GIVEN PROBLEM
Count every line in the data below where "diagram" occurs, then state that number and nothing more.

START RAW RECORDS

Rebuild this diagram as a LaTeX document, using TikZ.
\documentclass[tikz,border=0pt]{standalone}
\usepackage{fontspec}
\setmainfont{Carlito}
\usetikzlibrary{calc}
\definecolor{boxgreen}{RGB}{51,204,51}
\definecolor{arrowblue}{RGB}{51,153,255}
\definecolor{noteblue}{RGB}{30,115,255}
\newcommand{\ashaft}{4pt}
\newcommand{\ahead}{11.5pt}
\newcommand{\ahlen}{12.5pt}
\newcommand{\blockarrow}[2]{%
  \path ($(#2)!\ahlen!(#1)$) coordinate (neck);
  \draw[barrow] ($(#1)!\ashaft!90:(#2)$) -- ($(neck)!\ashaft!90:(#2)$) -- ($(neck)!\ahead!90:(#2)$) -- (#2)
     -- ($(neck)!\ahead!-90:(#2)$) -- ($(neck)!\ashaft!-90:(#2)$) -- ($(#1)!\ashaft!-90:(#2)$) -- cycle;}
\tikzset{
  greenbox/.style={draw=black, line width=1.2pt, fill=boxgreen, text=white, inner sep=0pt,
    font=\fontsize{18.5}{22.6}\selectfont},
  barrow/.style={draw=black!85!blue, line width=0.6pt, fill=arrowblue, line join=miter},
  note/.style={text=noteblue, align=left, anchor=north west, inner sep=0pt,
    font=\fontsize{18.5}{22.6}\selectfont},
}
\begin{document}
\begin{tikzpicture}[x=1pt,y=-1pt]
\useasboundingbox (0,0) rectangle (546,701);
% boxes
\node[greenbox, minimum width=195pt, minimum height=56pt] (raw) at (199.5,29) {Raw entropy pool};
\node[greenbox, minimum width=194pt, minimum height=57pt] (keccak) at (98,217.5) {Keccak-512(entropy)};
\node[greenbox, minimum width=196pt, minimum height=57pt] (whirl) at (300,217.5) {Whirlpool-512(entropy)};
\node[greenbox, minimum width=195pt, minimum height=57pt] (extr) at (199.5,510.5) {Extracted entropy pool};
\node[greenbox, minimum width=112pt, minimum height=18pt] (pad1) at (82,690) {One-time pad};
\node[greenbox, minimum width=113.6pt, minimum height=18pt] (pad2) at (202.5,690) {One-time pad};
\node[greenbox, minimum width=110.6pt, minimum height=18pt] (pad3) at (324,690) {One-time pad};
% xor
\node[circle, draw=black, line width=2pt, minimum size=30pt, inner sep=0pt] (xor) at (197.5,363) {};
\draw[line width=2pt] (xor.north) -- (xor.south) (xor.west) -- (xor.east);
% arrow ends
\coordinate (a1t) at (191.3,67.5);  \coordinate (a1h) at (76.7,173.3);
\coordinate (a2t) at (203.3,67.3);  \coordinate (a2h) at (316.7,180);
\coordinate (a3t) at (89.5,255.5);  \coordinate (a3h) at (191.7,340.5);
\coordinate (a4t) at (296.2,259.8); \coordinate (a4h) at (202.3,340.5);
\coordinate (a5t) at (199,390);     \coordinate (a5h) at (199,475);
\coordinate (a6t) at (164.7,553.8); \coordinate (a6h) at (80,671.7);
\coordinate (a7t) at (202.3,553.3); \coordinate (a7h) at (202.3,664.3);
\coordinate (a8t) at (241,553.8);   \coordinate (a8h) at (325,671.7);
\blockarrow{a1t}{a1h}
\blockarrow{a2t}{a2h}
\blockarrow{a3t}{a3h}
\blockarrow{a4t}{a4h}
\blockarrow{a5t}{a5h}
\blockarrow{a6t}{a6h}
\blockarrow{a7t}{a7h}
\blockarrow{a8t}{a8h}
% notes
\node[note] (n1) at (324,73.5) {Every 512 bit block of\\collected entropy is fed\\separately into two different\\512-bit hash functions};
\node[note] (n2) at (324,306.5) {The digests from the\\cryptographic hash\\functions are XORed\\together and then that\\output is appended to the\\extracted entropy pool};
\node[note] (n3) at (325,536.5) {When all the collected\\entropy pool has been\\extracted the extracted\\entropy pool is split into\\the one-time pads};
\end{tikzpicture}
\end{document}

END RAW RECORDS
START RAW RECORDS

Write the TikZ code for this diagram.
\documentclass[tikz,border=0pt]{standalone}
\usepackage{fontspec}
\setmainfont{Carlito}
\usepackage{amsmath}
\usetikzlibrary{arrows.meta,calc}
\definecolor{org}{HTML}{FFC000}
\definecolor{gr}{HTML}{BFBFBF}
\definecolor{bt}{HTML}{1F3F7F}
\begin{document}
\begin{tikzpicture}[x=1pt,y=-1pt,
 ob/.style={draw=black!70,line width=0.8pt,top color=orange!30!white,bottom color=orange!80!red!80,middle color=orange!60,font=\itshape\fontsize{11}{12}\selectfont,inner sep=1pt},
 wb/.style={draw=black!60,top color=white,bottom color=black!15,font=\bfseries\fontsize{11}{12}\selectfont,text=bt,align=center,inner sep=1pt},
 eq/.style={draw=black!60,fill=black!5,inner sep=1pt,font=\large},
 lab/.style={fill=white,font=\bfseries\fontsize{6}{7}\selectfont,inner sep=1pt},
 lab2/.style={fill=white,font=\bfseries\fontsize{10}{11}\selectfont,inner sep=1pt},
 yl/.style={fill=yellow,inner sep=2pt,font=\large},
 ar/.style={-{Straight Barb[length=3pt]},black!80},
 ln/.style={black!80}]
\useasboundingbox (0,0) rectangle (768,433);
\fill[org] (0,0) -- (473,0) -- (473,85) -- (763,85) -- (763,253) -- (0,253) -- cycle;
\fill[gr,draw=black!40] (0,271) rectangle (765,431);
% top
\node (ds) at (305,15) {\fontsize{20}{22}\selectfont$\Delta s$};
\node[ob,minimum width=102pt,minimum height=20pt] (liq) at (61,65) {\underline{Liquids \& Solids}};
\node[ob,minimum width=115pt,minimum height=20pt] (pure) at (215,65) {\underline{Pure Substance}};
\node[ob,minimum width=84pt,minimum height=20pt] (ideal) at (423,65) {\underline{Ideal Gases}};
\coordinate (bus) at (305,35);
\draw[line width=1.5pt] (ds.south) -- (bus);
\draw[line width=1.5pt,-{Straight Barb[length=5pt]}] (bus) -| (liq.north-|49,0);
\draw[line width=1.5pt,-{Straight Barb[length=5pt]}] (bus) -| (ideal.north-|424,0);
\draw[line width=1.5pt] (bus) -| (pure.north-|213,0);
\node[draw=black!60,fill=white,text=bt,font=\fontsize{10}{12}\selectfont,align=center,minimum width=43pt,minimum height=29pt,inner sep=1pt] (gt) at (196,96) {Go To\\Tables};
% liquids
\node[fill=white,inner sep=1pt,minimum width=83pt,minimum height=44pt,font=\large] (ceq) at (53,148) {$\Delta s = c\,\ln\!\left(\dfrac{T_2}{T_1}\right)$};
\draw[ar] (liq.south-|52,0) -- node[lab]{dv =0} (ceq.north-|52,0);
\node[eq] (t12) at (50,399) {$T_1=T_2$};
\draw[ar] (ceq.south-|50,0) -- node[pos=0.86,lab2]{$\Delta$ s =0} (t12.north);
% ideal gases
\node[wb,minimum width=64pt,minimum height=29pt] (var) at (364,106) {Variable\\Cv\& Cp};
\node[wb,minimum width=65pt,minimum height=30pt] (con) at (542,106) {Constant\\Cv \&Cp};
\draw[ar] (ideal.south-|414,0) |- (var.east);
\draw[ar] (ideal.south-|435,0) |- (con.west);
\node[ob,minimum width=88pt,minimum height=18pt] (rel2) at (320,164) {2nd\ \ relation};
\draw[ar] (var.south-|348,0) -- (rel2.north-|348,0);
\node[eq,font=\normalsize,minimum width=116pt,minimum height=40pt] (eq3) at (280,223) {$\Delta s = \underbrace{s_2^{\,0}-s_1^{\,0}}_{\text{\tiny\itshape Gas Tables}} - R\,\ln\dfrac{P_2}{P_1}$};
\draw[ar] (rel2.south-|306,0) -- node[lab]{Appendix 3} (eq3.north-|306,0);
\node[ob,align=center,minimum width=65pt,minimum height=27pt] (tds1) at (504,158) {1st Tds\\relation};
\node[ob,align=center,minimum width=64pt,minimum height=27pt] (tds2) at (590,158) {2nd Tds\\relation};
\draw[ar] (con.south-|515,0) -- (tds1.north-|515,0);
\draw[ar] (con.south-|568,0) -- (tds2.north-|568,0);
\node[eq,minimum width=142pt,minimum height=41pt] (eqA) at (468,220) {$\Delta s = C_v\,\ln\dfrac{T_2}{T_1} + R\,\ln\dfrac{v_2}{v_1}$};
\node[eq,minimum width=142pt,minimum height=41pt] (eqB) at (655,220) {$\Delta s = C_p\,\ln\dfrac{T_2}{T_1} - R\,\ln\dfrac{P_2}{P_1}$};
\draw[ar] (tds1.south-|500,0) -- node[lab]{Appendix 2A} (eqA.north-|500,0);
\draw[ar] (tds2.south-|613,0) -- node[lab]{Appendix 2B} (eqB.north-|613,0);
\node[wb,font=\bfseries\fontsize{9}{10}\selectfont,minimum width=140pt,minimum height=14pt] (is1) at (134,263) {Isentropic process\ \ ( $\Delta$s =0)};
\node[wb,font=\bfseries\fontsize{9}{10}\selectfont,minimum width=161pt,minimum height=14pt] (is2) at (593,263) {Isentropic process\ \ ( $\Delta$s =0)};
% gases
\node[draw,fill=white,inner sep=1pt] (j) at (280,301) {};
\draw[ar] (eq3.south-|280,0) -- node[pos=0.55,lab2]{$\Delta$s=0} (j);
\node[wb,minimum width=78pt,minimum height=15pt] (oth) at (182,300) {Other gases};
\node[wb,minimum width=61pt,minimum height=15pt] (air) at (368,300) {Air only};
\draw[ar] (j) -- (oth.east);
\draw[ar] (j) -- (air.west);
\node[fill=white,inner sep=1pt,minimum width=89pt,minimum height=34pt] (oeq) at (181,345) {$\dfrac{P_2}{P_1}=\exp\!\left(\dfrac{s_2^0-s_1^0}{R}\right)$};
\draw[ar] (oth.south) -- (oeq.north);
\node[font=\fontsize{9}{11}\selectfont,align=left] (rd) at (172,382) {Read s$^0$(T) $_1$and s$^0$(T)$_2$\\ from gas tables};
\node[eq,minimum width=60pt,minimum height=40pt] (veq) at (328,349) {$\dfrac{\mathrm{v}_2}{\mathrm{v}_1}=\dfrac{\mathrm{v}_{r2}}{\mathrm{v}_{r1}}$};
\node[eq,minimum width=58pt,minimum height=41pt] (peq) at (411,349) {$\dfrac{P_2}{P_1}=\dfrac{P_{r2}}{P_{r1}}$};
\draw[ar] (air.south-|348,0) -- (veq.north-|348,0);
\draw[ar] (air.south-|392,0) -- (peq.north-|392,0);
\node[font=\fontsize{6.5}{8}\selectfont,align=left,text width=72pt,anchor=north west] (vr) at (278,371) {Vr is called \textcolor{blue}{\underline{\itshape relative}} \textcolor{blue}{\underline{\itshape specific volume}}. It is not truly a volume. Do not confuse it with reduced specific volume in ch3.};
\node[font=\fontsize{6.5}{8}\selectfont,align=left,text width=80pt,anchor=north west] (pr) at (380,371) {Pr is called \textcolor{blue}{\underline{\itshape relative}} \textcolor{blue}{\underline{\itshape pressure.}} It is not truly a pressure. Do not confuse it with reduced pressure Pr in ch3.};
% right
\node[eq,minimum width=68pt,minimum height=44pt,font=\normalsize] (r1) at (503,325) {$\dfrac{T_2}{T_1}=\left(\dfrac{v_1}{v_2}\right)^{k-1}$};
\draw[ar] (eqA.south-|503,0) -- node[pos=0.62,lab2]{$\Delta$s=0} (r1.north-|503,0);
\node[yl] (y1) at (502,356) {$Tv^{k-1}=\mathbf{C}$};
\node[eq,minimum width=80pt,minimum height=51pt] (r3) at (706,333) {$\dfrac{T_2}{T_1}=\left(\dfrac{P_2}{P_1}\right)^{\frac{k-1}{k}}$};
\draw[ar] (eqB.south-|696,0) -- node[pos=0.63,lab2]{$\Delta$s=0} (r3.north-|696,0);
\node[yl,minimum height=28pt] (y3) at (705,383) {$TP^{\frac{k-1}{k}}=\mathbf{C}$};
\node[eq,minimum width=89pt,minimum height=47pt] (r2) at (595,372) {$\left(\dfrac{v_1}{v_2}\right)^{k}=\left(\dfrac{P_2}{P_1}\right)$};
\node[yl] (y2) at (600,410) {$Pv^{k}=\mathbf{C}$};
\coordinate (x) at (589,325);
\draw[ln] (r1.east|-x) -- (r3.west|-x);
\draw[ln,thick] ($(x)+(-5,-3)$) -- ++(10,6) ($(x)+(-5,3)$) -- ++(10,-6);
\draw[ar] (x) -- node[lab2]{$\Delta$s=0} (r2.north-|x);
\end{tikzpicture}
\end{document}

END RAW RECORDS

RESPONSE
2